The given radius is in kilometers, but the desired velocity unit is meters per second. Therefore, the first step is to convert the Earth's orbital radius from kilometers to meters. We know that 1 kilometer is equal to 1000 meters.

$$\text{Earth's Radius in meters} = 1.50 \times 10^{8} \mathrm{~km} \times 1000 \mathrm{~m/km}$$

$$1.50 \times 10^{8} \times 10^{3} \mathrm{~m} = 1.50 \times 10^{11} \mathrm{~m}$$

**step2 Convert Earth's orbital period to seconds**

The given orbital period is in days, but the desired velocity unit is meters per second. Therefore, the next step is to convert the Earth's orbital period from days to seconds. We know that 1 day has 24 hours, 1 hour has 60 minutes, and 1 minute has 60 seconds.

$$\text{Earth's Period in seconds} = 365 \mathrm{~days} \times 24 \mathrm{~hours/day} \times 60 \mathrm{~minutes/hour} \times 60 \mathrm{~seconds/minute}$$

$$365 \times 24 \times 60 \times 60 \mathrm{~s} = 31536000 \mathrm{~s}$$

**step3 Calculate the distance Earth travels in one orbit**

The Earth's orbit is assumed to be circular. The distance it travels in one complete orbit is the circumference of the circle. The formula for the circumference of a circle is 2 multiplied by pi (approximately 3.14159) multiplied by the radius.

$$\text{Orbital Distance} = 2 \times \pi \times \text{Earth's Radius in meters}$$

$$2 \times 3.14159 \times (1.50 \times 10^{11} \mathrm{~m}) \approx 9.42477 \times 10^{11} \mathrm{~m}$$

**step4 Calculate Earth's orbital velocity**

To find the orbital velocity, we divide the total distance traveled in one orbit by the time it takes to complete that orbit (the period). Velocity is calculated as distance divided by time.

$$\text{Orbital Velocity} = \frac{\text{Orbital Distance}}{\text{Earth's Period in seconds}}$$

$$\frac{9.42477 \times 10^{11} \mathrm{~m}}{31536000 \mathrm{~s}} \approx 29886.6 \mathrm{~m/s}$$

Rounding to three significant figures, the orbital velocity is approximately:

$$2.99 \times 10^{4} \mathrm{~m/s}$$

## Question1.b:

**step1 Calculate Earth's radial acceleration**

The radial acceleration of an object moving in a circular path is found by dividing the square of its velocity by the radius of its orbit. We will use the orbital velocity calculated in the previous steps and the Earth's radius in meters.

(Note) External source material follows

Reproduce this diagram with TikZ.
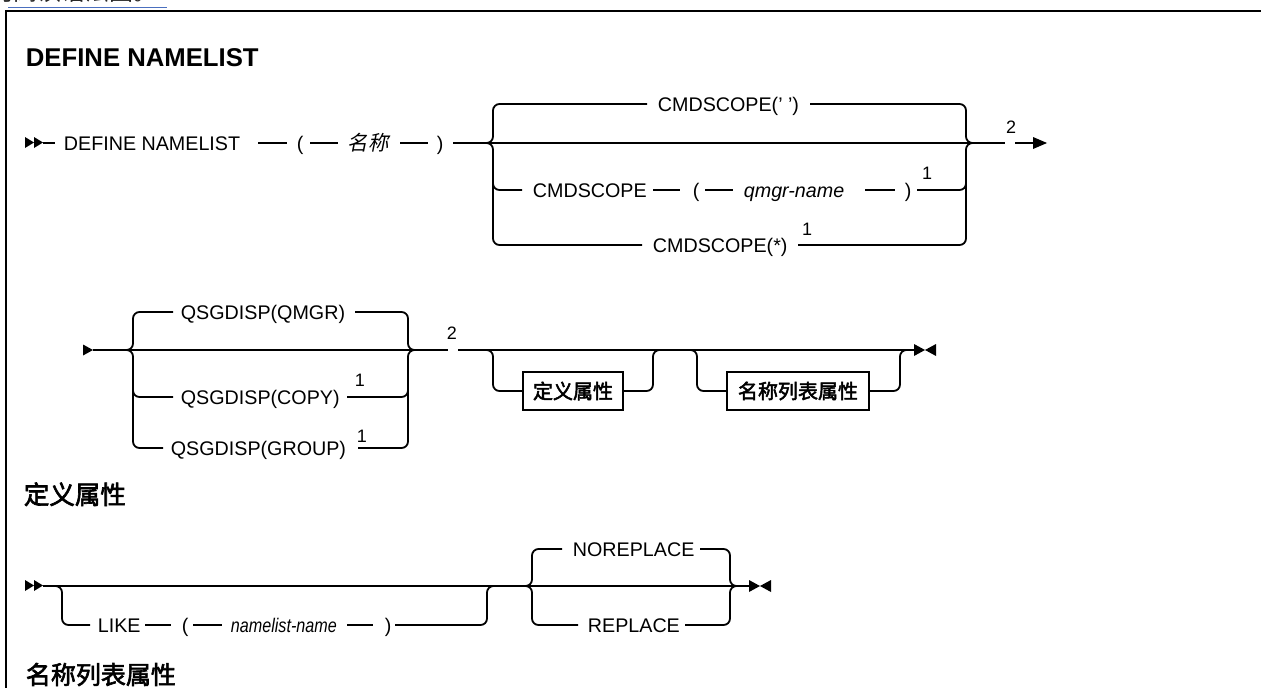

$$\text{Radial Acceleration} = \frac{(\text{Orbital Velocity})^2}{\text{Earth's Radius in meters}}$$

$$\frac{(29886.6 \mathrm{~m/s})^2}{1.50 \times 10^{11} \mathrm{~m}} \approx 0.0059547 \mathrm{~m/s^{2}}$$

Rounding to three significant figures, the radial acceleration is approximately:

$$5.95 \times 10^{-3} \mathrm{~m/s^{2}}$$

## Question1.c:

**step1 Convert Mercury's orbital radius to meters**

Similar to Earth, we convert Mercury's orbital radius from kilometers to meters.

$$\text{Mercury's Radius in meters} = 5.79 \times 10^{7} \mathrm{~km} \times 1000 \mathrm{~m/km}$$

$$5.79 \times 10^{7} \times 10^{3} \mathrm{~m} = 5.79 \times 10^{10} \mathrm{~m}$$

**step2 Convert Mercury's orbital period to seconds**

Next, convert Mercury's orbital period from days to seconds.

$$\text{Mercury's Period in seconds} = 88.0 \mathrm{~days} \times 24 \mathrm{~hours/day} \times 60 \mathrm{~minutes/hour} \times 60 \mathrm{~seconds/minute}$$

$$88.0 \times 24 \times 60 \times 60 \mathrm{~s} = 7603200 \mathrm{~s}$$

**step3 Calculate the distance Mercury travels in one orbit**

Calculate the distance Mercury travels in one complete orbit using the circumference formula.

$$\text{Orbital Distance} = 2 \times \pi \times \text{Mercury's Radius in meters}$$

$$2 \times 3.14159 \times (5.79 \times 10^{10} \mathrm{~m}) \approx 3.6370 \times 10^{11} \mathrm{~m}$$

**step4 Calculate Mercury's orbital velocity**

Calculate Mercury's orbital velocity by dividing the orbital distance by its period.

$$\text{Orbital Velocity} = \frac{\text{Orbital Distance}}{\text{Mercury's Period in seconds}}$$

$$\frac{3.6370 \times 10^{11} \mathrm{~m}}{7603200 \mathrm{~s}} \approx 47834 \mathrm{~m/s}$$

Rounding to three significant figures, the orbital velocity is approximately:

$$4.78 \times 10^{4} \mathrm{~m/s}$$

**step5 Calculate Mercury's radial acceleration**

Finally, calculate Mercury's radial acceleration using its orbital velocity and orbital radius.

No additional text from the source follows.